Question

Find the maximum possible length of rod that can be placed inside a box of length 12cm breadth 9 cm and height 8cm

Answer

**step1** Understanding the problem

The problem asks for the maximum possible length of a rod that can be placed inside a box. A box is a three-dimensional rectangular shape. The longest rod that can fit inside a rectangular box will stretch from one corner to the opposite, furthest corner. This is known as the space diagonal of the box.
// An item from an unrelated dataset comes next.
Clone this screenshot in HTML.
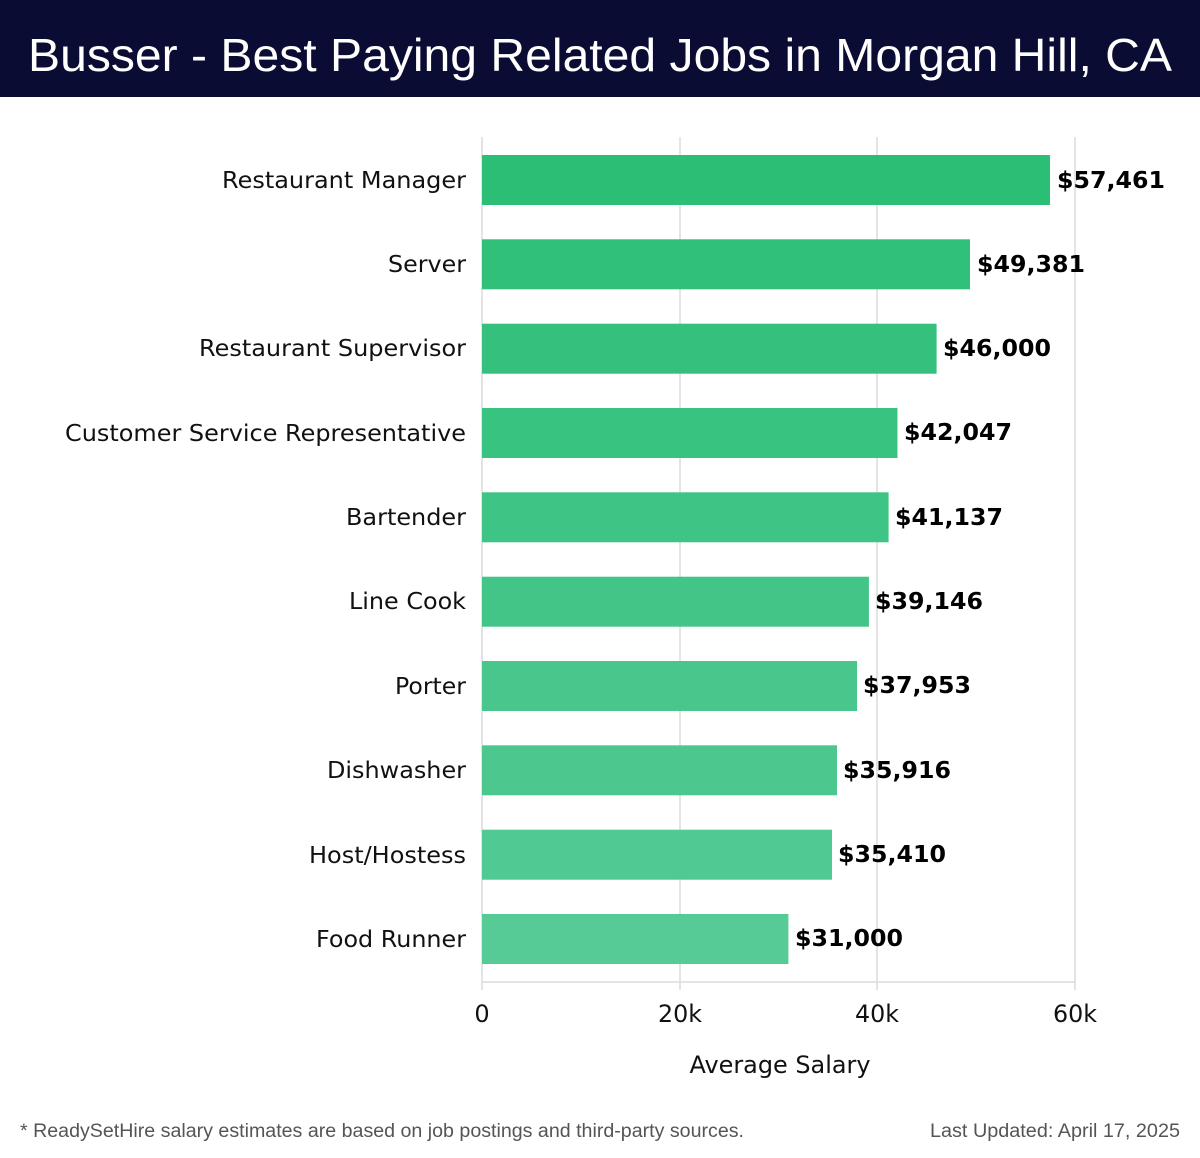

**step2** Identifying the dimensions of the box

The given dimensions of the box are:
Length = 12 cm
Breadth = 9 cm
Height = 8 cm

**step3** Finding the diagonal of the base

First, let's consider the base of the box, which is a rectangle with a length of 12 cm and a breadth of 9 cm. The diagonal across this base forms the hypotenuse of a right-angled triangle, where the length and breadth are the other two sides.
To find the length of this base diagonal, we can use the concept that in a right-angled triangle, the square of the longest side (hypotenuse) is equal to the sum of the squares of the other two sides.
Square of the length = $$12 \times 12 = 144$$
Square of the breadth = $$9 \times 9 = 81$$
Sum of the squares of length and breadth = $$144 + 81 = 225$$
Now, we need to find the number that, when multiplied by itself, gives 225.
We know that $$10 \times 10 = 100$$ and $$20 \times 20 = 400$$. So, the number is between 10 and 20.
Let's try 15: $$15 \times 15 = 225$$.
So, the diagonal of the base is 15 cm.

**step4** Finding the space diagonal of the box

Now, imagine another right-angled triangle inside the box. One side of this triangle is the diagonal of the base we just found (15 cm), the second side is the height of the box (8 cm), and the longest side (hypotenuse) is the space diagonal of the box, which is the maximum possible length of the rod.
Again, we use the same concept: the square of the space diagonal is equal to the sum of the squares of the base diagonal and the height.
Square of the base diagonal = $$15 \times 15 = 225$$
Square of the height = $$8 \times 8 = 64$$
Sum of these squares = $$225 + 64 = 289$$
Now, we need to find the number that, when multiplied by itself, gives 289.
We know that $$10 \times 10 = 100$$ and $$20 \times 20 = 400$$. So, the number is between 10 and 20.
Since 289 ends in 9, the number's unit digit must be 3 or 7.
Let's try 17: $$17 \times 17 = 289$$.
So, the space diagonal of the box is 17 cm.

**step5** Stating the maximum possible length

The maximum possible length of the rod that can be placed inside the box is 17 cm.